Ouvrage Chants Partitions Illustrations Extra Achat en ligne

Préface

Partout où l’on chante...

De longue date, les étudiants de Louvain se sont taillé forte réputation de chanteurs et de guindailleurs. A telle enseigne que le 3 janvier 1447 - la jeune université vient de fêter ses 22 ans  ! - un décret de Charles le Téméraire stipule à l’intention toute particulière des studiosi qu’ « après le dernier coup de cloche, il est interdit de faire le tour des brasseries, des maisons de tolérance ou autres endroits peu avouables ». L’article 7 précise même qu’afin de sauvegarder le calme des études, les statuts de l’université contiendront toujours une réglementation sévère contre les « coureurs de nuit ».

Les « coureurs de jour » ne se défendent pas mal non plus puisqu’un règlement disciplinaire de la faculté des Arts indique, en 1513, que dorénavant les étudiants ne pourront plus brutaliser les professeurs pendant les cours, ni apporter des fruits, soit pour les manger, soit pour en bombarder leurs collègues ou le professeur, mais qu’au contraire ils devront faire attention, écrire et apprendre quelque chose… Même Érasme, dit-on, était bien au fait des traditions locales puisqu’on lui prête ce propos révélateur : « Louvain est pleine de débits de boisson ; rien ne s’y fait sans libations ».

Rien ne s’y fait non plus sans chansons comme en atteste ce tout nouveau recueil publié par l’Ordre Académique de Sainte Barbe qui entend se montrer digne de ses illustres prédécesseurs et placer sa démarche sous la houlette de quelques grands saints protecteurs des étudiants comme Saint Eloy, Saint Aubain, Saint Georges, Saint Thomas, sans oublier Sainte Héloïse, Saint Abélard, Saint Rabelais ou Saint Villon...

Je ne sais pas si Le Bitu Magnifique aidera les étudiants d’aujourd’hui à progresser en sainteté, à mieux connaître Érasme, à « écrire » et à « faire attention » mais il leur apprendra certainement quelque chose et les encouragera, je l’espère, à se montrer fiers de leur institution en perpétuant le meilleur du folklore « calotin ». Un folklore plein d’humour, évidemment, mais qui encourage aussi l’accueil, la fraternité, et fait chanter la solidarité.

Lors de leur Visite dans notre belle contrée, en 1617, les Archiducs Albert et Isabelle se préoccupèrent beaucoup des excès du folklore étudiant.
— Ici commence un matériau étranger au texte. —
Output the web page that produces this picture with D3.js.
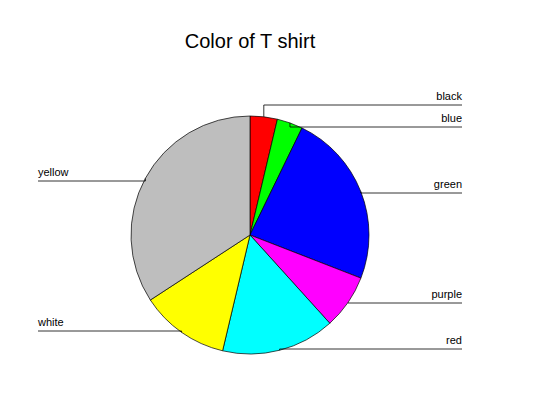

Ainsi, pas question de chanter en rue et même de s’y promener et encore moins d’entrer dans un débit de boisson après 21 heures, « sauf en compagnie d’un docteur ou d’une "personne sérieuse". » Heureusement, deux cents ans plus tard, Goethe, l’écrivain et poète allemand, qui disait tenir de son père une « conduite sérieuse » et de sa mère une « nature joyeuse » vient encourager tous les pratiquants du Bitu Magnifique en leur disant avec simplicité  : « Partout où l’on chante, tu peux entrer ».